Honestly, from over here, they seem–if not in opposition, at least to be solving different problems. Computer Science is big theories and models. Software Development is about managing states and plugging things together. Of course there is overlap, and I’m being reductive. I don’t have a CS degree, so anyone who does, please chime in.

But there’s even an MIT class called The Missing Semester that guides poor confused CS students through the surrounding ecosystems of Unix, the shell, version control, build systems, ops, etc. You know. The “glue.” The stuff that gets things done. The stuff around which I’ve built my tech career.

And yet. I’ve always assumed that the higher-level CS classes were full of secrets. That once you’d implemented your own hash map, profound wisdom and savvy judgement would guide you all of your days. Luke Skywalker was doing okay working with hands-on projects and picking up pieces of a framework as he went along.

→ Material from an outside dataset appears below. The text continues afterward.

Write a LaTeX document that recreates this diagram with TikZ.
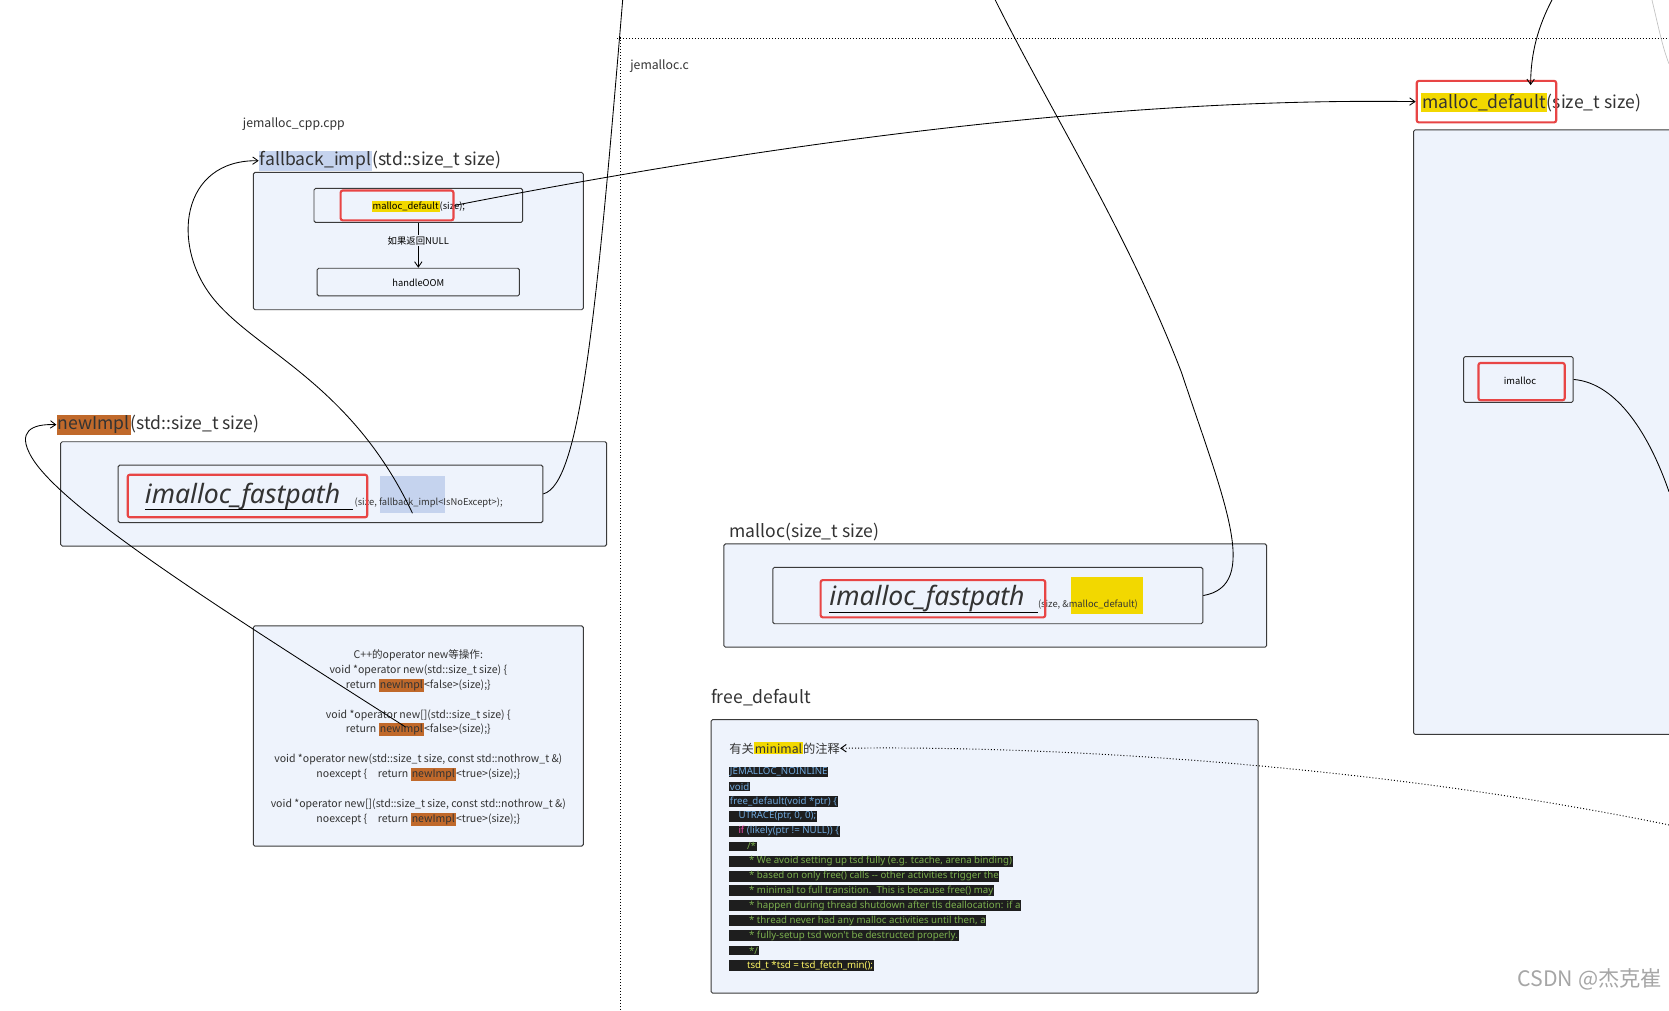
\documentclass[tikz,border=0pt]{standalone}
\usepackage{fontspec}
\setmainfont{Noto Sans CJK SC}
\newfontfamily\latf{Noto Sans}
\usetikzlibrary{arrows.meta}
\definecolor{boxfill}{HTML}{EEF3FC}
\definecolor{edge}{HTML}{3A3A3A}
\definecolor{yel}{HTML}{F2D800}
\definecolor{org}{HTML}{C0692B}
\definecolor{lblue}{HTML}{C5D3EE}
\definecolor{redr}{HTML}{E84545}
\definecolor{cbl}{HTML}{6FA8DC}
\definecolor{cgr}{HTML}{7BAF4E}
\definecolor{cbg}{HTML}{1E1E1E}
\setlength\fboxsep{1pt}
\tikzset{
 box/.style={draw=edge,line width=0.9pt,fill=boxfill,rounded corners=1.5pt,inner sep=0pt},
 ibox/.style={draw=edge,line width=0.9pt,fill=white,rounded corners=1.5pt,inner sep=0pt},
 red/.style={draw=redr,line width=2pt,rounded corners=2pt,inner sep=0pt},
 lbl/.style={anchor=west,inner sep=0pt,text=black!80},
 code/.style={anchor=west,fill=cbg,inner sep=0.6pt,font=\latf\fontsize{9.1}{9}\selectfont,text=cbl},
 conn/.style={draw=black,line width=0.8pt},
 arr/.style={-{Straight Barb[length=5pt,width=7pt]}},
}
\begin{document}
\begin{tikzpicture}[x=1pt,y=-1pt]
\useasboundingbox[fill=white] (0,0) rectangle (1568,949);
% separators
\draw[dotted,line width=0.8pt] (583,35) -- (583,949);
\draw[dotted,line width=0.8pt] (580,36) -- (1568,36);
\node[lbl,font=\fontsize{11.5}{12}\selectfont] (jc) at (592,62) {jemalloc.c};
\node[lbl,font=\fontsize{11.5}{12}\selectfont] (jcpp) at (228,117) {jemalloc\_cpp.cpp};
% fallback_impl
\node[lbl,font=\fontsize{16.5}{17}\selectfont] (fbt) at (243,151) {\colorbox{lblue}{fallback\_impl}(std::size\_t size)};
\node[box,minimum width=310,minimum height=129] (fb) at (393,226.5) {};
\node[ibox,fill=boxfill,minimum width=196,minimum height=32] (md) at (393,193) {};
\node[font=\fontsize{8.8}{9}\selectfont] (mdt) at (393,194) {\colorbox{yel}{malloc\_default}(size);};
\node[red,minimum width=106,minimum height=28] (mdr) at (373,193) {};
\node[ibox,fill=boxfill,minimum width=190,minimum height=26] (oom) at (393,265) {};
\node[font=\fontsize{8.8}{9}\selectfont] at (393,266) {handleOOM};
\draw[conn,arr] (md.south) -- node[pos=0.4,fill=boxfill,inner sep=1pt,font=\fontsize{8.8}{9}\selectfont]{如果返回NULL} (oom.north);
% newImpl
\node[lbl,font=\fontsize{16.5}{17}\selectfont] (nit) at (53,399) {\colorbox{org}{newImpl}(std::size\_t size)};
\node[box,minimum width=513,minimum height=98] (ni) at (313.5,464) {};
\node[ibox,fill=boxfill,minimum width=399,minimum height=54] (fp1) at (310.5,464) {};
\node[fill=lblue,minimum width=61,minimum height=35,inner sep=0pt] (fbh) at (387.5,464.5) {};
\node[lbl,font=\latf\fontsize{25}{26}\itshape] (fp1t) at (136,466) {imalloc\_fastpath};
\draw[line width=0.8pt] (136,479) -- (332,479);
\node[lbl,font=\fontsize{8.8}{9}\selectfont] at (333,472) {(size, fallback\_impl<IsNoExcept>);};
\node[red,minimum width=225,minimum height=40] (fp1r) at (232.5,466) {};
% operator new box
\node[box,minimum width=310,minimum height=207] (op) at (393,691.5) {};
\node[align=center,font=\fontsize{9.9}{14}\selectfont,text=black!80] (opt) at (393,693) {C++的operator new等操作:\\
void *operator new(std::size\_t size) \{\\
return \colorbox{org}{newImpl}<false>(size);\}\\[14pt]
void *operator new[](std::size\_t size) \{\\
return \colorbox{org}{newImpl}<false>(size);\}\\[14pt]
void *operator new(std::size\_t size, const std::nothrow\_t \&)\\
noexcept \{\quad return \colorbox{org}{newImpl}<true>(size);\}\\[14pt]
void *operator new[](std::size\_t size, const std::nothrow\_t \&)\\
noexcept \{\quad return \colorbox{org}{newImpl}<true>(size);\}};
\coordinate (nref) at (381,683);
% malloc
\node[lbl,font=\fontsize{16.5}{17}\selectfont] (mt) at (685,500) {malloc(size\_t size)};
\node[box,minimum width=510,minimum height=97] (mb) at (935,559.5) {};
\node[ibox,fill=boxfill,minimum width=404,minimum height=53] (fp2) at (928,559.5) {};
\node[fill=yel,minimum width=68,minimum height=35,inner sep=0pt] (yh) at (1040,559.5) {};
\node[lbl,font=\latf\fontsize{25}{26}\itshape] (fp2t) at (779,562) {imalloc\_fastpath};
\draw[line width=0.8pt] (779,575) -- (975,575);
\node[lbl,font=\fontsize{8.8}{9}\selectfont] at (975,568) {(size, \&malloc\_default)};
\node[red,minimum width=211,minimum height=35] (fp2r) at (876.5,562.5) {};
% free_default
\node[lbl,font=\fontsize{16.5}{17}\selectfont] (ft) at (668,655) {free\_default};
\node[box,minimum width=514,minimum height=257] (fd) at (925,804.5) {};
\node[lbl,font=\fontsize{11.5}{12}\selectfont] (mn) at (685,703) {有关\colorbox{yel}{minimal}的注释};
\node[code] at (685,725) {JEMALLOC\_NOINLINE};
\node[code] at (685,739) {void};
\node[code] at (685,753) {free\_default(void *ptr) \{};
\node[code] at (685,767) {\hspace{8pt}UTRACE(ptr, 0, 0);};
\node[code] at (685,781) {\hspace{8pt}\textcolor{magenta!70}{if} (likely(ptr != NULL)) \{};
\node[code,text=cgr] at (685,795) {\hspace{16pt}/*};
\node[code,text=cgr] at (685,809) {\hspace{18pt}* We avoid setting up tsd fully (e.g. tcache, arena binding)};
\node[code,text=cgr] at (685,823) {\hspace{18pt}* based on only free() calls -- other activities trigger the};
\node[code,text=cgr] at (685,837) {\hspace{18pt}* minimal to full transition.\ \ This is because free() may};
\node[code,text=cgr] at (685,851) {\hspace{18pt}* happen during thread shutdown after tls deallocation: if a};
\node[code,text=cgr] at (685,865) {\hspace{18pt}* thread never had any malloc activities until then, a};
\node[code,text=cgr] at (685,879) {\hspace{18pt}* fully-setup tsd won't be destructed properly.};
\node[code,text=cgr] at (685,893) {\hspace{18pt}*/};
\node[code,text=yellow!60!white] at (685,907) {\hspace{16pt}tsd\_t *tsd = tsd\_fetch\_min();};
% malloc_default right
\node[lbl,font=\fontsize{16.5}{17}\selectfont] (mdt2) at (1335,96) {\colorbox{yel}{malloc\_default}(size\_t size)};
\node[red,minimum width=131,minimum height=39] (mdr2) at (1396.5,95.5) {};
\draw[draw=edge,line width=0.9pt,fill=boxfill,rounded corners=1.5pt] (1600,122) -- (1328,122) -- (1328,690) -- (1600,690);
\node[ibox,fill=boxfill,minimum width=103,minimum height=43] (im) at (1426.5,356.5) {};
\node[font=\fontsize{8.8}{9}\selectfont] at (1428,358) {imalloc};
\node[red,minimum width=81,minimum height=35] (imr) at (1429.5,358.5) {};
% off-canvas coordinates
\coordinate (t1) at (585,0);
\coordinate (t2) at (935,0);
\coordinate (t3) at (1458,0);
\coordinate (r1) at (1568,462);
\coordinate (r2) at (1568,775);
\coordinate (t4) at (1552,0);
\coordinate (r4) at (1568,60);
% connectors
\draw[conn,arr] (mdr.east) .. controls (800,120) and (1100,92) .. (mdr2.west);
\draw[conn,arr] (fbh.south) .. controls (330,360) and (240,330) .. (200,280) .. controls (160,230) and (170,150) .. (fbt.west);
\draw[conn,arr] (nref) .. controls (220,580) and (60,480) .. (30,430) .. controls (15,405) and (30,398) .. (nit.west);
\draw[conn] (fp1.east) .. controls (545,455) and (560,300) .. (t1);
\draw[conn] (fp2.east) .. controls (1185,550) and (1150,470) .. (1110,350) .. controls (1060,220) and (990,110) .. (t2);
\draw[conn,arr] (t3) .. controls (1445,25) and (1438,50) .. (1438,80);
\draw[conn] (im.east) .. controls (1520,360) and (1550,410) .. (r1);
\draw[dotted,line width=0.9pt,arr] (r2) .. controls (1300,720) and (1000,700) .. (mn.east);
\draw[black!25,line width=0.6pt] (t4) .. controls (1558,25) and (1562,45) .. (r4);
\node[anchor=east,font=\fontsize{20}{22}\selectfont,text=black!35] (wm) at (1565,920) {CSDN @杰克崔};
\end{tikzpicture}
\end{document}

But at some point, he hit that plateau and had to go to Dagobah and learn about hash maps.

So that’s how I got into programming judge sites.

Corn, Fox, Chicken, Lizard, Spock #

One bit of fun the computer scientists had been keeping to themselves? Competitions where folks solve specific problems in clever ways. And not just those “we just want to see how you approach the problem” interview puzzlers popular in the nineties.

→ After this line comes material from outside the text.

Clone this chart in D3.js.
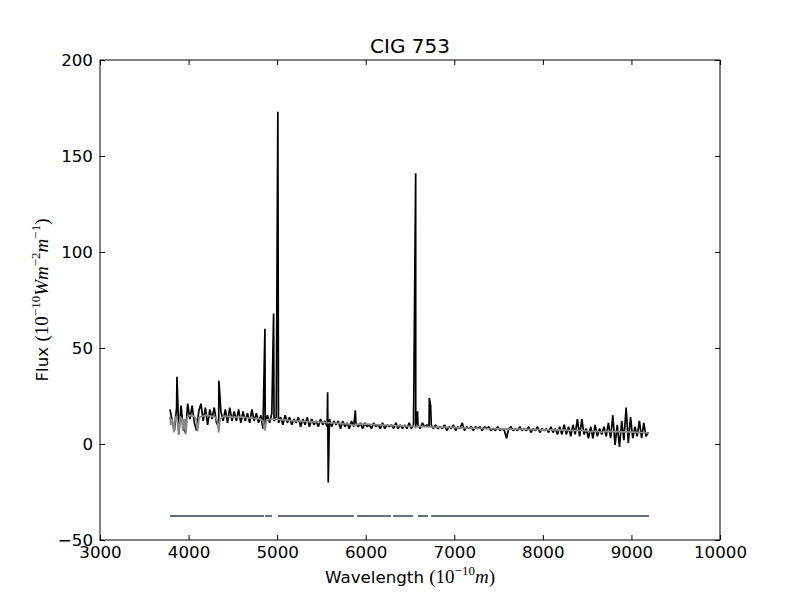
<!DOCTYPE html>
<html>
<head>
<meta charset="utf-8">
<script src="https://cdn.jsdelivr.net/npm/d3@7"></script>
<style>
  body { margin: 0; background: #fff; }
  svg { display: block; }
  .tick text { font-family: "DejaVu Sans", sans-serif; font-size: 16.7px; fill: #000; }
</style>
</head>
<body>
<div id="chart"></div>
<script>
// observed spectrum, sampled every 25 A starting at 3790 A
var waveStart = 3790;
var waveStep = 25;
var flux = [
  18, 12, 7, 19, 5, 20, 8, 6, 21, 13,
  20, 11, 7, 17, 21, 12, 19, 10, 18, 13,
  19, 11, 9, 17, 12, 18, 11, 19, 12, 17,
  12, 18, 11, 17, 12, 16, 11, 18, 12, 16,
  11, 15, 8, 10, 15, 11, 16, 12, 14, 11,
  14, 10, 15, 11, 14, 10, 13, 11, 14, 9,
  13, 10, 14, 9, 13, 10, 12, 9, 13, 10,
  12, 9, 13, 9, 12, 10, 12, 8, 12, 9,
  11, 8, 12, 9, 11, 9, 11, 8, 11, 9,
  10, 8, 11, 9, 10, 8, 11, 8, 10, 9,
  10, 8, 11, 8, 10, 8, 10, 8, 11, 8,
  10, 9, 10, 8, 11, 9, 10, 9, 10, 8,
  10, 8, 9, 8, 10, 7, 9, 8, 10, 7,
  9, 8, 11, 7, 9, 8, 9, 7, 9, 8,
  9, 7, 9, 8, 9, 7, 8, 7, 9, 7,
  8, 7, 3, 8, 9, 7, 8, 7, 9, 7,
  8, 7, 9, 6, 8, 7, 9, 6, 8, 7,
  8, 6, 9, 6, 8, 5, 9, 5, 10, 5,
  9, 4, 10, 5, 13, 4, 13, 5, 8, 3,
  9, 3, 10, 4, 8, 5, 9, 4, 11, 3,
  15, -0.5, 10, -1.5, 12, 2, 19, 0.5, 14, 3,
  9, 4, 12, 3, 11, 4, 6
];

// narrow emission lines (and the sky residual near 5577)
var lineWave = [3869, 4342, 4862, 4960, 5008, 5570, 5577, 5882, 6564, 6585, 6718, 6733];
var linePeak = [35, 33, 60, 68, 173, 27, -20, 17.5, 141, 17, 24, 20];

// fitted model (grey line)
var modelWave = [3790, 3800, 3815, 3835, 3850, 3870, 3889, 3905, 3925, 3934, 3950, 3968, 3985,
  4020, 4060, 4085, 4101, 4120, 4200, 4300, 4325, 4340, 4355, 4400, 4500, 4600, 4700, 4800,
  4840, 4861, 4880, 4950, 5100, 5175, 5200, 5400, 5600, 5800, 5890, 5900, 6000, 6200, 6400,
  6540, 6563, 6580, 6800, 7000, 7200, 7400, 7600, 7800, 8000, 8200, 8400, 8500, 8542, 8560,
  8662, 8700, 8800, 9000, 9200];
var modelFlux = [14, 10, 13, 6, 14, 13, 5, 14, 13, 7, 13, 5, 14,
  15, 14.5, 13, 6.5, 14, 15, 14, 12, 6, 13, 14.5, 14, 14, 13.5, 13.2,
  12, 7, 12.5, 13, 12.5, 12, 12, 11.5, 11, 10.5, 9.5, 10.3, 10.3, 9.8, 9.4,
  9.2, 8.5, 9.2, 8.8, 8.6, 8.3, 8, 7.8, 7.6, 7.4, 7.3, 7, 6.8, 6.2, 6.8,
  6.2, 6.6, 6.5, 6.2, 5.8];

// masked regions drawn along the bottom
var maskStart = [3790, 4863, 5010, 5902, 6308, 6590, 6737];
var maskEnd = [4852, 4942, 5868, 6286, 6534, 6703, 9198];
var maskLevel = -37.5;

var xTicks = [3000, 4000, 5000, 6000, 7000, 8000, 9000, 10000];
var yTicks = [-50, 0, 50, 100, 150, 200];

var margin = { top: 60, right: 80, bottom: 60, left: 100 };
var width = 800 - margin.left - margin.right;
var height = 600 - margin.top - margin.bottom;

var svg = d3.select("#chart").append("svg")
    .attr("width", 800)
    .attr("height", 600);

var g = svg.append("g")
    .attr("transform", "translate(" + margin.left + "," + margin.top + ")");

var x = d3.scaleLinear().domain([3000, 10000]).range([0, width]);
var y = d3.scaleLinear().domain([-50, 200]).range([height, 0]);

// merge the sampled spectrum with the line peaks
var points = flux.map(function (f, i) {
  return [waveStart + i * waveStep, f];
});
lineWave.forEach(function (w, i) {
  points.push([w, linePeak[i]]);
});
points.sort(function (a, b) { return a[0] - b[0]; });

var line = d3.line()
    .x(function (d) { return x(d[0]); })
    .y(function (d) { return y(d[1]); });

g.append("clipPath").attr("id", "clip")
    .append("rect").attr("width", width).attr("height", height);

var plot = g.append("g").attr("clip-path", "url(#clip)");

plot.append("path")
    .datum(points)
    .attr("fill", "none")
    .attr("stroke", "#000")
    .attr("stroke-width", 1.7)
    .attr("stroke-linejoin", "bevel")
    .attr("d", line);

plot.append("path")
    .datum(modelWave.map(function (w, i) { return [w, modelFlux[i]]; }))
    .attr("fill", "none")
    .attr("stroke", "#8a8a8a")
    .attr("stroke-width", 1.8)
    .attr("d", line);

plot.selectAll(".mask")
    .data(maskStart)
    .enter()
    .append("line")
    .attr("class", "mask")
    .attr("x1", function (d) { return x(d); })
    .attr("x2", function (d, i) { return x(maskEnd[i]); })
    .attr("y1", y(maskLevel))
    .attr("y2", y(maskLevel))
    .attr("stroke", "#647479")
    .attr("stroke-width", 2);

// axes, ticks pointing inwards on all four sides
var tickLen = 5;
var fmt = d3.format("d");

g.append("g")
    .attr("transform", "translate(0," + height + ")")
    .call(d3.axisBottom(x).tickValues(xTicks).tickFormat(fmt).tickSize(-tickLen).tickSizeOuter(0).tickPadding(6));

g.append("g")
    .call(d3.axisTop(x).tickValues(xTicks).tickSize(-tickLen).tickSizeOuter(0).tickFormat(""));

g.append("g")
    .call(d3.axisLeft(y).tickValues(yTicks).tickFormat(fmt).tickSize(-tickLen).tickSizeOuter(0).tickPadding(7));

g.append("g")
    .attr("transform", "translate(" + width + ",0)")
    .call(d3.axisRight(y).tickValues(yTicks).tickSize(-tickLen).tickSizeOuter(0).tickFormat(""));

g.selectAll(".domain").remove();
g.selectAll(".tick line").attr("stroke", "#000");

g.append("rect")
    .attr("width", width)
    .attr("height", height)
    .attr("fill", "none")
    .attr("stroke", "#000")
    .attr("stroke-width", 1);

// title
svg.append("text")
    .attr("x", margin.left + width / 2)
    .attr("y", 53)
    .attr("text-anchor", "middle")
    .style("font-family", "DejaVu Sans, sans-serif")
    .style("font-size", "20px")
    .text("CIG 753");

// x label: Wavelength (10^-10 m)
var sans = "DejaVu Sans, sans-serif";
var serif = "Liberation Serif, DejaVu Serif, serif";

var xl = svg.append("text")
    .attr("x", margin.left + width / 2)
    .attr("y", 583)
    .attr("text-anchor", "middle")
    .style("font-size", "16.7px");
xl.append("tspan").style("font-family", sans).text("Wavelength ");
xl.append("tspan").style("font-family", serif).style("font-size", "19px").text("(10");
xl.append("tspan").style("font-family", serif).style("font-size", "13px").attr("dy", -8).text("\u221210");
xl.append("tspan").style("font-family", serif).style("font-size", "19px").style("font-style", "italic").attr("dy", 8).text("m");
xl.append("tspan").style("font-family", serif).style("font-size", "19px").text(")");

// y label: Flux (10^-10 W m^-2 m^-1)
var yl = svg.append("text")
    .attr("transform", "translate(48," + (margin.top + height / 2) + ") rotate(-90)")
    .attr("text-anchor", "middle")
    .style("font-size", "16.7px");
yl.append("tspan").style("font-family", sans).text("Flux ");
yl.append("tspan").style("font-family", serif).style("font-size", "19px").text("(10");
yl.append("tspan").style("font-family", serif).style("font-size", "13px").attr("dy", -8).text("\u221210");
yl.append("tspan").style("font-family", serif).style("font-size", "19px").style("font-style", "italic").attr("dy", 8).text("Wm");
yl.append("tspan").style("font-family", serif).style("font-size", "13px").attr("dy", -8).text("\u22122");
yl.append("tspan").style("font-family", serif).style("font-size", "19px").style("font-style", "italic").attr("dy", 8).text("m");
yl.append("tspan").style("font-family", serif).style("font-size", "13px").attr("dy", -8).text("\u22121");
yl.append("tspan").style("font-family", serif).style("font-size", "19px").attr("dy", 8).text(")");
</script>
</body>
</html>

Here’s a problem! Solve it with a program. Solve the puzzle!

Automatic testing of your solution (with a set of sample inputs, plus random ones) gives you quick feedback. Homework, but you know, more fun.

What do we get out of these? My main goal was to sharpen my logical mind while improving my practical implementation skills. I wanted to get better at problem solving, and better at doing so with certain programming languages.

I like getting things to work. But the best part is seeing other people’s solutions. There’s always a different approach, or an interesting language idiom to pick up.

Exam Day #

My experience of software development has always focused on the “glue” aspect. Get things to work together. Make everyone else’s work fit more easily. Write a script that automates a thing.

But there’s a certain thrill to sitting down to a more abstract task! And these days, this kind of skill assessment is more than likely to be part of your next interview. So why not skill up a bit? Work on those core muscles!

There are so many online programming judge sites. Here are a few I’ve explored:

  • Codewars has a fun “leveling up” mechanism

  • Leetcode is organized around specific algorithms and interview challenges

  • Codeforces seems focused on competitive contests

  • DM OJ collects some of that Northern Bounty for us all to learn from

For the self-taught programmer, or for someone whose job involves just a bit of programming on the side, these sites can give you a great sense of what you know and what you can work on. Flex!